-
Notifications
You must be signed in to change notification settings - Fork 23
Guide to publishing data at NCI
COSIMA data is published through NCI, which stores, catalogues and provides services to access data collections through a THREDDS server.
Data as output from the model requires modification before it can be published in this way.
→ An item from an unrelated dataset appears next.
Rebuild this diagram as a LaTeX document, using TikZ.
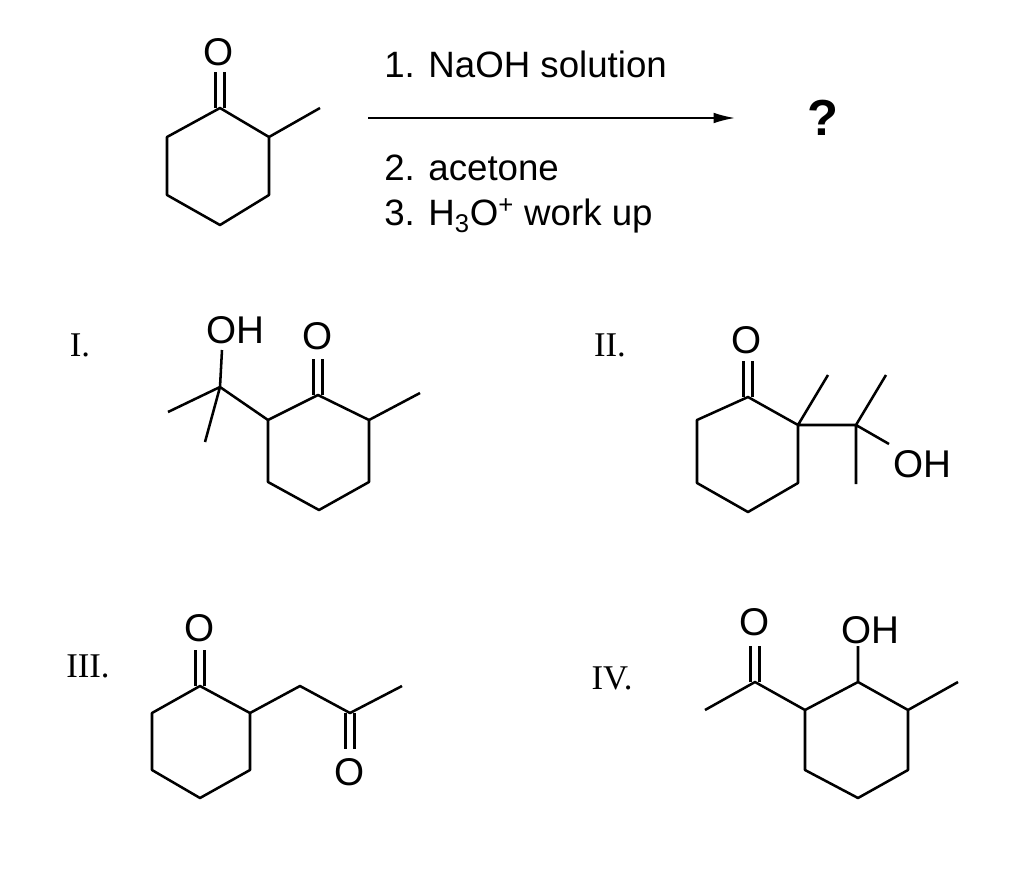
\documentclass[tikz,border=0pt]{standalone}
\usepackage{fontspec}
\setmainfont{Liberation Sans}
\newfontfamily\rmnum{Liberation Serif}
\usetikzlibrary{arrows.meta}
\begin{document}
\begin{tikzpicture}[x=0.75pt,y=-0.75pt,line width=1.9pt,line join=round,
  atom/.style={font=\fontsize{29}{32}\selectfont,inner sep=0pt},
  txt/.style={font=\fontsize{27.5}{30}\selectfont,anchor=west,inner sep=0pt},
  num/.style={font=\rmnum\fontsize{26}{28}\selectfont,inner sep=0pt},
  dbu/.style={insert path={([xshift=-3.2pt]#1) -- ([xshift=-3.2pt,yshift=27pt]#1) ([xshift=3.2pt]#1) -- ([xshift=3.2pt,yshift=27pt]#1)}},
  dbd/.style={insert path={([xshift=-3.2pt]#1) -- ([xshift=-3.2pt,yshift=-27pt]#1) ([xshift=3.2pt]#1) -- ([xshift=3.2pt,yshift=-27pt]#1)}}]
\useasboundingbox (0,0) rectangle (1024,868);
% starting material
\coordinate (a1) at (220,108); \coordinate (a2) at (167,137); \coordinate (a3) at (167,195);
\coordinate (a4) at (220,225); \coordinate (a5) at (269,195); \coordinate (a6) at (269,137);
\coordinate (am) at (320,108);
\node[atom] (aO) at (219,52) {O};
\draw (a1)--(a2)--(a3)--(a4)--(a5)--(a6)--cycle (a6)--(am);
\draw[dbu=a1];
% arrow and reagents
\coordinate (r1) at (368,118); \coordinate (r2) at (735,118);
\draw[-{Latex[length=16,width=8]},line width=1.4pt] (r1)--(r2);
\node[txt] (t1) at (383,64) {1. NaOH solution};
\node[txt] (t2) at (383,168) {2. acetone};
\node[txt] (t3) at (383,216) {3. H\textsubscript{3}O\textsuperscript{+} work up};
\node[font=\bfseries\fontsize{38}{40}\selectfont,inner sep=0pt] (q) at (823,118) {?};
% I
\node[num] (nI) at (80,345) {I.};
\coordinate (b1) at (318,395); \coordinate (b2) at (268,420); \coordinate (b3) at (268,482);
\coordinate (b4) at (319,510); \coordinate (b5) at (369,482); \coordinate (b6) at (369,420);
\coordinate (bm) at (420,393); \coordinate (bc) at (220,387); \coordinate (bm1) at (168,412);
\coordinate (bm2) at (205,442); \coordinate (bo) at (222,350);
\node[atom] (bOH) at (235,330) {OH};
\node[atom] (bO) at (318,336) {O};
\draw (b1)--(b2)--(b3)--(b4)--(b5)--(b6)--cycle (b6)--(bm) (b2)--(bc)--(bm1) (bc)--(bm2) (bc)--(bo);
\draw[dbu=b1];
% II
\node[num] (nII) at (610,345) {II.};
\coordinate (c1) at (748,397); \coordinate (c2) at (697,420); \coordinate (c3) at (697,483);
\coordinate (c4) at (748,512); \coordinate (c5) at (798,483); \coordinate (c6) at (798,425);
\coordinate (cm) at (828,375); \coordinate (cq) at (856,425); \coordinate (cq1) at (886,375);
\coordinate (cq2) at (856,484); \coordinate (co) at (889,444);
\node[atom] (cOH) at (922,464) {OH};
\node[atom] (cO) at (747,340) {O};
\draw (c1)--(c2)--(c3)--(c4)--(c5)--(c6)--cycle (c6)--(cm) (c6)--(cq)--(cq1) (cq)--(cq2) (cq)--(co);
\draw[dbu=c1];
% III
\node[num] (nIII) at (88,666) {III.};
\coordinate (d1) at (200,686); \coordinate (d2) at (152,713); \coordinate (d3) at (152,770);
\coordinate (d4) at (200,798); \coordinate (d5) at (250,770); \coordinate (d6) at (250,713);
\coordinate (dh) at (300,686); \coordinate (dc) at (350,713); \coordinate (dm) at (402,686);
\node[atom] (dO) at (200,628) {O};
\node[atom] (dO2) at (350,772) {O};
\draw (d1)--(d2)--(d3)--(d4)--(d5)--(d6)--cycle (d6)--(dh)--(dc)--(dm);
\draw[dbu=d1];
\draw[dbd=dc];
% IV
\node[num] (nIV) at (612,678) {IV.};
\coordinate (e0) at (755,682); \coordinate (em0) at (705,710);
\coordinate (e1) at (858,682); \coordinate (e2) at (805,710); \coordinate (e3) at (805,770);
\coordinate (e4) at (858,798); \coordinate (e5) at (908,770); \coordinate (e6) at (908,710);
\coordinate (em) at (958,682); \coordinate (eo) at (858,646);
\node[atom] (eO) at (755,622) {O};
\node[atom] (eOH) at (870,630) {OH};
\draw (e1)--(e2)--(e3)--(e4)--(e5)--(e6)--cycle (e6)--(em) (e2)--(e0)--(em0) (e1)--(eo);
\draw[dbu=e0];
\end{tikzpicture}
\end{document}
This is a HOW-TO guide for the process of making the data suitable for publishing.
Before beginning this process you will need to contact Andy Hogg to get authorisation from NCI that this data set can be published.
The general rules are:
- One variable per file
- CF-1.6 compliant file
- Time series split into multiple files of an appropriate size, usually 1 year
- Files named for the time period and variable, with underscores in variable names replaced with dashes, e.g.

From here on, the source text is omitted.